Un ripristino che il C. (buon conoscitore della letteratura sulla venuta a Venezia d'Alessandro III e il relativo riconoscimento del dominio adriatico: è stato in rapporto con F. Olmo, Pautore d'una Historia... dell'episodio; non ignora la confutazione di questa stesa, basandosi su Baronio, dal custode della Vaticana Felice Contelori; una Scrittura... del consultore in iure Gaspare Lonigo, dell'inizio del 1638, sullo stesso argomento è a lui indirizzata) valorizza al massimo: poiché le "parole dell'... inscrittione rimessa... sotto la pittura di papa Alessandro terzo erano state scritte col solo pennarello sopra una semplice tavola" ottiene figurino, invece, indelebili "in una lapide d'un finissimo e bellissimo marmo". È questa la sola nota autenticamente positiva del terzo soggiorno - dalla fine dicembre 1644 a metà ottobre 1645 - a Roma del C.; per il resto riemerge, fastidiosa, la questione della "separatione" del patriarcato d'Aquileia, a proposito della quale il Senato invia al C. consulti di Micanzio, e sorge un attrito riguardo al ripristino del consolato della Serenissima ad Ancona ché il papa pretende venga affidato ad un suo suddito. Ma, soprattutto, predomina dal luglio del 1645 il tema dell'attacco turco a Candia; e, laddove Innocenzo X tende ad addebitarlo al "fomento" dato dalla Francia alla "casa otthomana", il C. s'ingegna per convincerlo ad abbandonare ipotesi interpretative per impegnarsi, invece, in un aiuto immediato. Un compito sempre più logorante poiché la "podagra" l'incalza "molestissima", una "pericolosa flussione di testa" lo strema. E, quando, finalmente, può partire, lo colpisce come una mazzata l'annuncio che un errore di trascrizione contabile del fratello, provveditore in Zecca, viene addebitato alla sua "casa fatta rea senza haver commesso delitto, condannata senza colpa et sententiata a risarcire".

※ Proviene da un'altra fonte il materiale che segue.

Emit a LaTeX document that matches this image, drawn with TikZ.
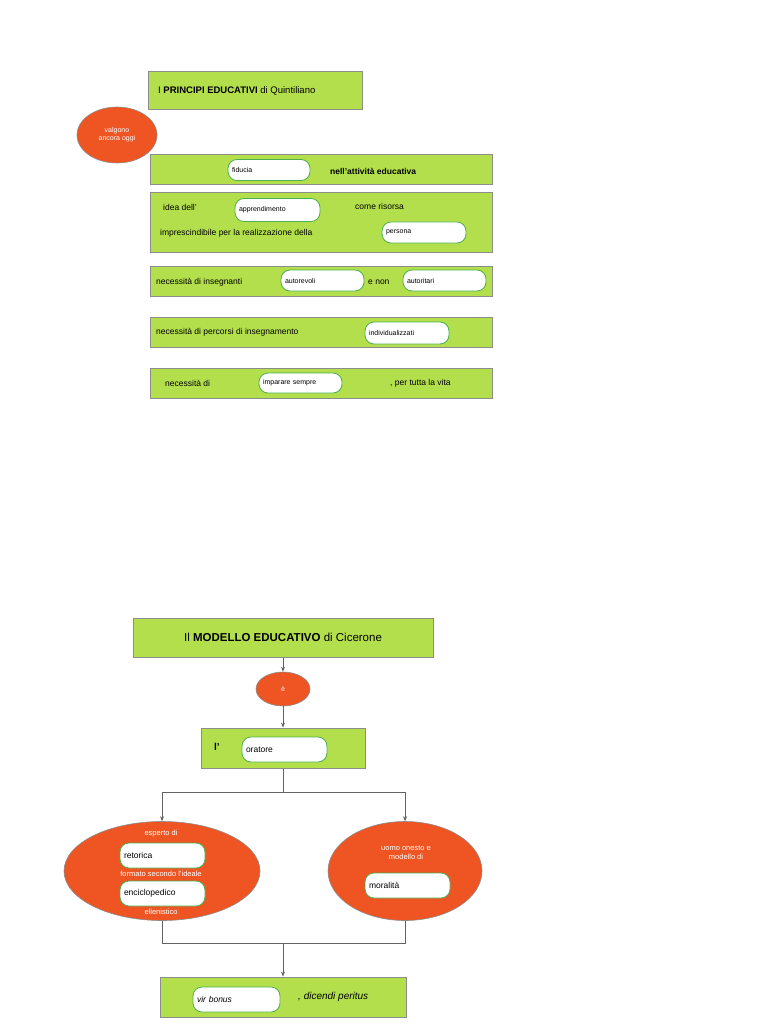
\documentclass[tikz,border=0pt]{standalone}
\usepackage{fontspec}
\setmainfont{Liberation Sans}
\usetikzlibrary{shapes.geometric,backgrounds,arrows.meta}
\definecolor{gr}{HTML}{B3DF4C}
\definecolor{bd}{HTML}{8C8C8C}
\definecolor{org}{HTML}{EE5522}
\definecolor{pg}{HTML}{4CAF50}
\begin{document}
\begin{tikzpicture}[x=1pt,y=-1pt,
 box/.style={draw=bd,line width=1pt,fill=gr,inner sep=0pt},
 ell/.style={ellipse,draw=bd,line width=0.6pt,fill=org,text=white,inner sep=0pt,align=center,font=\fontsize{7}{8}\selectfont},
 pill/.style={draw=pg,line width=0.8pt,fill=white,rounded corners=9pt,inner sep=0pt,align=left,font=\fontsize{7}{8}\selectfont},
 t/.style={inner sep=0pt,font=\fontsize{8.5}{10}\selectfont},
 ln/.style={draw=bd!70!black,line width=0.7pt},
 ar/.style={ln,-{Stealth[length=5pt,width=4pt]}}]
\useasboundingbox (0,0) rectangle (768,1024);
\fill[white] (0,0) rectangle (768,1024);
% ---- top ----
\node[box,minimum width=214,minimum height=38] (title) at (255,91) {};
\node[t,anchor=west,font=\fontsize{9.5}{11}\selectfont] (titlet) at (158,91) {I \textbf{PRINCIPI EDUCATIVI} di Quintiliano};
\node[ell,minimum width=80,minimum height=56] (valg) at (117,135) {valgono\\ancora oggi};
\node[box,minimum width=342,minimum height=30] (b1) at (321,170) {};
\node[box,minimum width=342,minimum height=59] (b2) at (321,222.5) {};
\node[box,minimum width=342,minimum height=30] (b3) at (321,281) {};
\node[box,minimum width=342,minimum height=30] (b4) at (321,332) {};
\node[box,minimum width=342,minimum height=30] (b5) at (321,383) {};
\coordinate (tl) at (117,83);
\begin{scope}[on background layer]
\draw[ln] (title.west |- tl) -- (tl) -- (117,383) -- (b5.west);
\draw[ln] (117,170) -- (b1.west);
\draw[ln] (117,224) -- (b2.west |- 0,224);
\draw[ln] (117,281) -- (b3.west);
\draw[ln] (117,332) -- (b4.west);
\end{scope}
% box1
\node[pill,minimum width=82,minimum height=21,text width=74] (p1) at (269,170) {fiducia};
\node[t,anchor=west] (t1) at (330,171) {\textbf{nell’attività educativa}};
% box2
\node[t,anchor=west] (t2a) at (163,207) {idea dell’};
\node[pill,minimum width=85,minimum height=23,text width=77] (p2) at (277.5,210) {apprendimento};
\node[t,anchor=west] (t2b) at (355,206) {come risorsa};
\node[t,anchor=west] (t2c) at (160,233) {imprescindibile per la realizzazione della};
\node[pill,minimum width=84,minimum height=21,text width=76] (p3) at (424,232.5) {persona};
% box3
\node[t,anchor=west] (t3a) at (156,282) {necessità di insegnanti};
\node[pill,minimum width=83,minimum height=21,text width=75] (p4) at (322.5,280.5) {autorevoli};
\node[t,anchor=west] (t3b) at (368,282) {e non};
\node[pill,minimum width=83,minimum height=21,text width=75] (p5) at (444.5,280.5) {autoritari};
% box4
\node[t,anchor=west] (t4) at (156,332) {necessità di percorsi di insegnamento};
\node[pill,minimum width=84,minimum height=22,text width=76] (p6) at (407,333) {individualizzati};
% box5
\node[t,anchor=west] (t5a) at (165,383) {necessità di};
\node[pill,minimum width=83,minimum height=20,text width=75] (p7) at (300.5,383) {imparare sempre};
\node[t,anchor=west] (t5b) at (390,383) {, per tutta la vita};
% ---- bottom ----
\node[box,minimum width=300,minimum height=39] (title2) at (283,637.5) {};
\node[t,font=\fontsize{11.5}{13}\selectfont] (title2t) at (283,637.5) {Il \textbf{MODELLO EDUCATIVO} di Cicerone};
\node[ell,minimum width=54,minimum height=34] (e) at (283,689) {è};
\node[box,minimum width=164,minimum height=40] (lor) at (283,748) {};
\node[t,font=\fontsize{10}{12}\selectfont\bfseries,anchor=west] (lap) at (214,747) {l’};
\node[pill,minimum width=85,minimum height=25,text width=77,font=\fontsize{8.5}{10}\selectfont] (p8) at (284.5,749.5) {oratore};
\node[ell,minimum width=196,minimum height=99] (el) at (162,871) {};
\node[ell,minimum width=154,minimum height=99] (er) at (405,871) {};
\node[t,text=white,font=\fontsize{7.5}{9}\selectfont] (l1) at (161,834) {esperto di};
\node[pill,minimum width=85,minimum height=25,text width=77,font=\fontsize{8.5}{10}\selectfont] (p9) at (162.5,855.5) {retorica};
\node[t,text=white,font=\fontsize{7.5}{9}\selectfont] (l2) at (161,874) {formato secondo l’ideale};
\node[pill,minimum width=85,minimum height=25,text width=77,font=\fontsize{8.5}{10}\selectfont] (p10) at (162.5,893.5) {enciclopedico};
\node[t,text=white,font=\fontsize{7.5}{9}\selectfont] (l3) at (161,912) {ellenistico};
\node[t,text=white,font=\fontsize{7.5}{9}\selectfont,align=center] (r1) at (406,853) {uomo onesto e\\modello di};
\node[pill,minimum width=85,minimum height=25,text width=77,font=\fontsize{8.5}{10}\selectfont] (p11) at (407.5,885.5) {moralità};
\node[box,minimum width=246,minimum height=40] (vb) at (283,997) {};
\node[pill,minimum width=87,minimum height=25,text width=79,font=\fontsize{8.5}{10}\selectfont\itshape] (p12) at (236.5,999.5) {vir bonus};
\node[t,anchor=west,font=\fontsize{10}{12}\selectfont\itshape] (dp) at (298,997) {, dicendi peritus};
\coordinate (s1) at (283,792);
\coordinate (s2) at (283,943);
\draw[ar] (title2) -- (e);
\draw[ar] (e) -- (lor);
\draw[ln] (lor) -- (s1);
\draw[ar] (s1) -| (el.north);
\draw[ar] (s1) -| (er.north);
\draw[ln] (el.south) |- (s2);
\draw[ln] (er.south) |- (s2);
\draw[ar] (s2) -- (vb);
\end{tikzpicture}
\end{document}
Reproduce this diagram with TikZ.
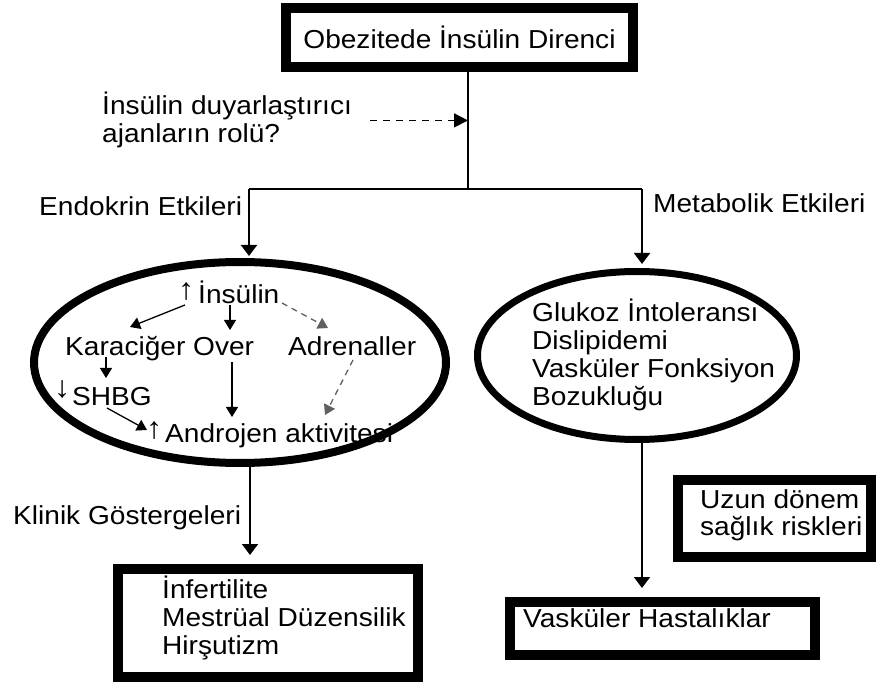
\documentclass[tikz,border=0pt]{standalone}
\usepackage{fontspec}
\setmainfont[FakeStretch=1.08]{Liberation Sans}
\usetikzlibrary{shapes.geometric,arrows.meta,calc}
\begin{document}
\begin{tikzpicture}[x=1pt,y=-1pt,
  font=\fontsize{26}{28}\selectfont,
  txt/.style={inner sep=0pt, anchor=base west, align=left},
  smallarr/.style={inner sep=0pt, anchor=base west, font=\fontsize{30}{30}\selectfont},
  thickbox/.style={draw, line width=10pt, inner sep=0pt},
  thickell/.style={draw, ellipse, inner sep=0pt},
  conn/.style={line width=2pt},
  connarr/.style={line width=2pt, -{Triangle[width=16pt,length=11pt]}},
  inarr/.style={line width=1.3pt, -{Triangle[width=12pt,length=10pt]}},
  indash/.style={line width=1.3pt, gray!75!black, dash pattern=on 6pt off 5pt, -{Triangle[width=12pt,length=10pt]}},
  maindash/.style={line width=1.5pt, dash pattern=on 7pt off 6pt, -{Triangle[width=14pt,length=14pt]}}
]
\fill[white] (0,0) rectangle (876,684);
\useasboundingbox (0,0) rectangle (876,684);

% boxes and ellipses
\node[thickbox, minimum width=347pt, minimum height=59pt] (top) at (459.5,37.5) {Obezitede İnsülin Direnci};
\node[thickell, line width=8pt, minimum width=412pt, minimum height=201pt] (lell) at (240,362.5) {};
\node[thickell, line width=7pt, minimum width=319pt, minimum height=168pt] (rell) at (637,355.5) {};
\node[thickbox, minimum width=300pt, minimum height=108pt] (kbox) at (268,623) {};
\node[thickbox, minimum width=305pt, minimum height=53pt] (vbox) at (662.5,628.5) {};
\node[thickbox, minimum width=193pt, minimum height=77pt] (ubox) at (774.5,518.5) {};

% labels (base west = baseline of the last line)
\node[txt] (duyar) at (102,143) {İnsülin duyarlaştırıcı\\ajanların rolü?};
\node[txt] (endo) at (39,216) {Endokrin Etkileri};
\node[txt] (meta) at (653,213) {Metabolik Etkileri};
\node[txt] (klin) at (13,525) {Klinik Göstergeleri};
\node[txt] (rtext) at (532,406) {Glukoz İntoleransı\\Dislipidemi\\Vasküler Fonksiyon\\Bozukluğu};
\node[txt] (ktext) at (162,654) {İnfertilite\\Mestrüal Düzensilik\\Hirşutizm};
\node[txt] (vtext) at (523,627) {Vasküler Hastalıklar};
\node[txt] (utext) at (700,536) {Uzun dönem\\sağlık riskleri};

% inside left ellipse
\node[txt] (ins) at (198,304) {İnsülin};
\node[smallarr] (insup) at (178,300) {↑};
\node[txt] (kar) at (65,356) {Karaciğer};
\node[txt] (over) at (193,356) {Over};
\node[txt] (adr) at (288,356) {Adrenaller};
\node[txt] (shbg) at (72,406) {SHBG};
\node[smallarr] (shbgdn) at (54,398) {↓};
\node[txt] (andr) at (165,443) {Androjen aktivitesi};
\node[smallarr] (andrup) at (146,439) {↑};

% main connectors
\coordinate (split) at (468,189);
\coordinate (lsplit) at (249,189);
\coordinate (rsplit) at (642,189);
\draw[conn] (top.south -| split) -- (split);
\draw[conn] (lsplit) -- (rsplit);
\draw[connarr, shorten >=2pt] (lsplit) -- (lsplit |- lell.north);
\draw[connarr, shorten >=4pt] (rsplit) -- (rsplit |- rell.north);
\draw[connarr, shorten >=9pt] ($(lell.south -| lsplit)+(1,0)$) -- ($(kbox.north -| lsplit)+(1,0)$);
\draw[connarr, shorten >=9pt] (rell.south -| rsplit) -- (vbox.north -| rsplit);
\draw[maindash] ($(duyar.east)+(18,0)$) -- (duyar.east -| split);

% inner connectors
\draw[inarr] ($(ins.base west)+(-13,1)$) -- ($(kar.base west)+(65,-29)$);
\draw[inarr] ($(ins.base west)+(32,1)$) -- ($(over.base west)+(37,-26)$);
\draw[indash] ($(ins.base west)+(84,-1)$) -- ($(adr.base west)+(40,-28)$);
\draw[inarr] ($(kar.base west)+(41,1)$) -- ($(shbg.base west)+(34,-28)$);
\draw[inarr] ($(shbg.base west)+(35,2)$) -- ($(andr.base west)+(-18,-13)$);
\draw[inarr] ($(over.base west)+(39,6)$) -- ($(andr.base west)+(67,-26)$);
\draw[indash] ($(adr.base west)+(65,4)$) -- ($(andr.base west)+(160,-28)$);
\end{tikzpicture}
\end{document}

Destinatario di voti nell'elezione dogale che vide prevalere, il 20 genn. 1646, Francesco Molin, ancora savio del Consiglio e riformatore allo Studio di Padova, il C. morì a Venezia il 29 genn. 1653.

Una figura la sua che, pur nell'affermazione politica, conosce un'involuzione ideologica; già vicino a Sarpi, già attento "scolare" di Galilei, al termine di una delle due ambasciate straordinarie a Roma presenta "supplica della benedittione straordinaria per due mille medaglie corone per sé et cinque mille per la sua famiglia al numero di 20 persone in circa con la benedittione a ciascheduno in articulo mortis anco per i parenti dentro il primo grado". Un'incetta che certo a Sarpi non sarebbe piaciuta.